Now that we know the reciprocal of x is 2, we can use one of the original statements to find the reciprocal of y. Let's use the very first original statement: "Two times the reciprocal of x plus three times the reciprocal of y equals 13."
We replace "the reciprocal of x" with the number 2:
"Two times 2 plus three times the reciprocal of y equals 13."
Since $$2 \times 2 = 4$$, the statement becomes: "4 plus three times the reciprocal of y equals 13."
To find out what "three times the reciprocal of y" is, we subtract 4 from 13:
$$13 - 4 = 9$$
So, "three times the reciprocal of y equals 9."

**step10** Finding the Value of the Reciprocal of y

From "three times the reciprocal of y equals 9", we can find the value of "the reciprocal of y".
We do this by dividing 9 by 3:
$$9 \div 3 = 3$$
So, the value of the reciprocal of y is 3.

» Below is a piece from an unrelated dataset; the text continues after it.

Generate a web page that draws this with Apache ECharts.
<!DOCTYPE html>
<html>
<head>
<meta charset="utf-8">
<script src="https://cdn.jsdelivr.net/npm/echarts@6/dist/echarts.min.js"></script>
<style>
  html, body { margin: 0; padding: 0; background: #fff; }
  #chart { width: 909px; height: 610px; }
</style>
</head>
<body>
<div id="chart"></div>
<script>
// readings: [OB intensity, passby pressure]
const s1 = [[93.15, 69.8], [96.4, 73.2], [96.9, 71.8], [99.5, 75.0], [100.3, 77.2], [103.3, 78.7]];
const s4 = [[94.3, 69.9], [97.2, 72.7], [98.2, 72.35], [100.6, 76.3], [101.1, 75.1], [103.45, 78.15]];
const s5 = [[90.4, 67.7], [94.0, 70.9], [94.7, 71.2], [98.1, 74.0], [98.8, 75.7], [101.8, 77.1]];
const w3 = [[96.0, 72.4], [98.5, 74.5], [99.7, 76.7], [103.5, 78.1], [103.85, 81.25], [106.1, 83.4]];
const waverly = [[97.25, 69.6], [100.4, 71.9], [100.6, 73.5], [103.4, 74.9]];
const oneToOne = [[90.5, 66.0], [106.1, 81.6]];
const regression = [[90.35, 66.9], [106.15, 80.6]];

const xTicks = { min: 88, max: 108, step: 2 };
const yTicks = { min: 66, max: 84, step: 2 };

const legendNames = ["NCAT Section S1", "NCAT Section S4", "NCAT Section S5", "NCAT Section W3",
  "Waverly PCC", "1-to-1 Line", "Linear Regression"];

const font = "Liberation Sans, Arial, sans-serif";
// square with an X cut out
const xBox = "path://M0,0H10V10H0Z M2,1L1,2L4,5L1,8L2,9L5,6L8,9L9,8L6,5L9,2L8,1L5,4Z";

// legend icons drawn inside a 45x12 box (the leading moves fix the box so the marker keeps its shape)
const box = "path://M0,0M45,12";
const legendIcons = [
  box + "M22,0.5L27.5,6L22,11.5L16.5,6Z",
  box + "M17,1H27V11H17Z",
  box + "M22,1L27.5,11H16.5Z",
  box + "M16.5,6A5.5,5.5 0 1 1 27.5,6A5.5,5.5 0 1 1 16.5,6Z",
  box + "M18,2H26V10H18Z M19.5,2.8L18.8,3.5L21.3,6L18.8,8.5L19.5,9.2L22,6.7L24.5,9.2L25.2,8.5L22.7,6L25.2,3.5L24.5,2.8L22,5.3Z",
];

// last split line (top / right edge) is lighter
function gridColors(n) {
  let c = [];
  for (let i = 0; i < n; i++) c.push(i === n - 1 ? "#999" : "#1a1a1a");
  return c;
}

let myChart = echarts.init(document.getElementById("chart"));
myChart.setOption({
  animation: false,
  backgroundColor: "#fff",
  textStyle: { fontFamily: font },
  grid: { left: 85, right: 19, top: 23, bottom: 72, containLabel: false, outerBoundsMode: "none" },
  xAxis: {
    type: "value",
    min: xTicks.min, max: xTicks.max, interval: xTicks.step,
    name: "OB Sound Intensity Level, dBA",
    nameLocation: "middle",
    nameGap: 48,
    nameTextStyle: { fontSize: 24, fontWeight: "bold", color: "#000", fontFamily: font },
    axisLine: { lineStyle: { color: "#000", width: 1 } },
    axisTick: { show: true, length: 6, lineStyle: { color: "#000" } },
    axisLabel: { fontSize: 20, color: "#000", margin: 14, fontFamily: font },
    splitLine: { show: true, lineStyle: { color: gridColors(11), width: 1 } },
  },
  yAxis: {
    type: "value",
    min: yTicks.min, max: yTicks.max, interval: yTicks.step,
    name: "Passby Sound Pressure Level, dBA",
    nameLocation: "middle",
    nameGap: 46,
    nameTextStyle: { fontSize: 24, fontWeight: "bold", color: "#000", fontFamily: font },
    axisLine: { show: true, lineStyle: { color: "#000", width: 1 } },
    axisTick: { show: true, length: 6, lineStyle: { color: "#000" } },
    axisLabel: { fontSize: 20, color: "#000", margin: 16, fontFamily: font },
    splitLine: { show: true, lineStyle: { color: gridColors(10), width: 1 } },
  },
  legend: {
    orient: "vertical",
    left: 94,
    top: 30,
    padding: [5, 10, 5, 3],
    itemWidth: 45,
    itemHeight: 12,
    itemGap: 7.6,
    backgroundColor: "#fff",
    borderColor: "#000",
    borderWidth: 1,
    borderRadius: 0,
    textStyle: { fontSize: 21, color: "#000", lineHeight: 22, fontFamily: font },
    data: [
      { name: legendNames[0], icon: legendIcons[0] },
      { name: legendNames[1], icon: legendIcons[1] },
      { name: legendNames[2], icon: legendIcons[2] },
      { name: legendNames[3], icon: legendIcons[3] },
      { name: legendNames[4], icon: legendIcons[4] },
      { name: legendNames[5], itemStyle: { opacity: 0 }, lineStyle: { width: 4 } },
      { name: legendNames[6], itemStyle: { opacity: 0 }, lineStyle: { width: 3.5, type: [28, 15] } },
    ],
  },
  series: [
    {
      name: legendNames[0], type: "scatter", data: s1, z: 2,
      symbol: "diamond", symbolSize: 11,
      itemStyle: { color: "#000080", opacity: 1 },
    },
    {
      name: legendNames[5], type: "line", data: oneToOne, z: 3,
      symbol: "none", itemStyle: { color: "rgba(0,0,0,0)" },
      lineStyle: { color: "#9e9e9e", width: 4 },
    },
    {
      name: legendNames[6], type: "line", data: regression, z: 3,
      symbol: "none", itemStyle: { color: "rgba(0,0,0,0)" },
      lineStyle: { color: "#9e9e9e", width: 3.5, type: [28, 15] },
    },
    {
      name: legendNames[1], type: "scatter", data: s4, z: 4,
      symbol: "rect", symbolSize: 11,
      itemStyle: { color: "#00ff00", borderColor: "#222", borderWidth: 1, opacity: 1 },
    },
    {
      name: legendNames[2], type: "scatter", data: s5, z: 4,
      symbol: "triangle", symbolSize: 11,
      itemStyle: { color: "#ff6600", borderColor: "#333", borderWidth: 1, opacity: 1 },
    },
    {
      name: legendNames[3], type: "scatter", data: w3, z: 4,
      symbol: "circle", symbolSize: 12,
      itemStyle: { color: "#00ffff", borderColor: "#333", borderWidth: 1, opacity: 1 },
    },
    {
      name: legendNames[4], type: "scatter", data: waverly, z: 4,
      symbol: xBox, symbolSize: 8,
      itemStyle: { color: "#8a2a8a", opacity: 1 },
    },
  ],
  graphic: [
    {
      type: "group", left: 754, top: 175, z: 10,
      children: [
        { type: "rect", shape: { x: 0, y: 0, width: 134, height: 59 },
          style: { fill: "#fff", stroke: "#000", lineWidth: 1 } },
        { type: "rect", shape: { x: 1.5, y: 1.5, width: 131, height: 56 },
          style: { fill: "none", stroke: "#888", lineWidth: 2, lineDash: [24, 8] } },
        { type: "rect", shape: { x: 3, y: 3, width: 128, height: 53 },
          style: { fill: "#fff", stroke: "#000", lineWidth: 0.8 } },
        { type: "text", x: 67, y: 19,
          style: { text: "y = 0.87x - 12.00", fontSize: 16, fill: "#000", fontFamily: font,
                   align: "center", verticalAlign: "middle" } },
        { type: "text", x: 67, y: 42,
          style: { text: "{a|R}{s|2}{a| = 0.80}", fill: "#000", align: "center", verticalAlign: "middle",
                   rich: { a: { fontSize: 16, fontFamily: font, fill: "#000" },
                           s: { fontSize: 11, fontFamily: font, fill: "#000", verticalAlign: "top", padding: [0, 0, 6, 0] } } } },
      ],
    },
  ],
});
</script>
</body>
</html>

**step11** Finding the Value of y

We know that the reciprocal of y means $$1 \div y$$. Since we found that the reciprocal of y is 3, it means $$1 \div y = 3$$.
To find y, we need to think: "What number, when 1 is divided by it, gives us 3?"
The answer is $$\frac{1}{3}$$.
So, $$y = \frac{1}{3}$$.

**step12** Verifying the Solution

To be sure our values for x and y are correct, we will put them back into both of the original statements and check if they hold true.
For the first statement: $$\frac{2}{x} + \frac{3}{y} = 13$$
Using $$x = \frac{1}{2}$$ and $$y = \frac{1}{3}$$:
$$\frac{2}{\frac{1}{2}}$$ means $$2 \div \frac{1}{2}$$, which is $$2 \times 2 = 4$$.
$$\frac{3}{\frac{1}{3}}$$ means $$3 \div \frac{1}{3}$$, which is $$3 \times 3 = 9$$.
So, $$4 + 9 = 13$$. This matches the first statement, so it is correct.
For the second statement: $$\frac{5}{x} - \frac{4}{y} = -2$$
Using $$x = \frac{1}{2}$$ and $$y = \frac{1}{3}$$:
$$\frac{5}{\frac{1}{2}}$$ means $$5 \div \frac{1}{2}$$, which is $$5 \times 2 = 10$$.
$$\frac{4}{\frac{1}{3}}$$ means $$4 \div \frac{1}{3}$$, which is $$4 \times 3 = 12$$.
So, $$10 - 12 = -2$$. This matches the second statement, so it is also correct.
Since both original statements are true with $$x = \frac{1}{2}$$ and $$y = \frac{1}{3}$$, these are the correct solutions.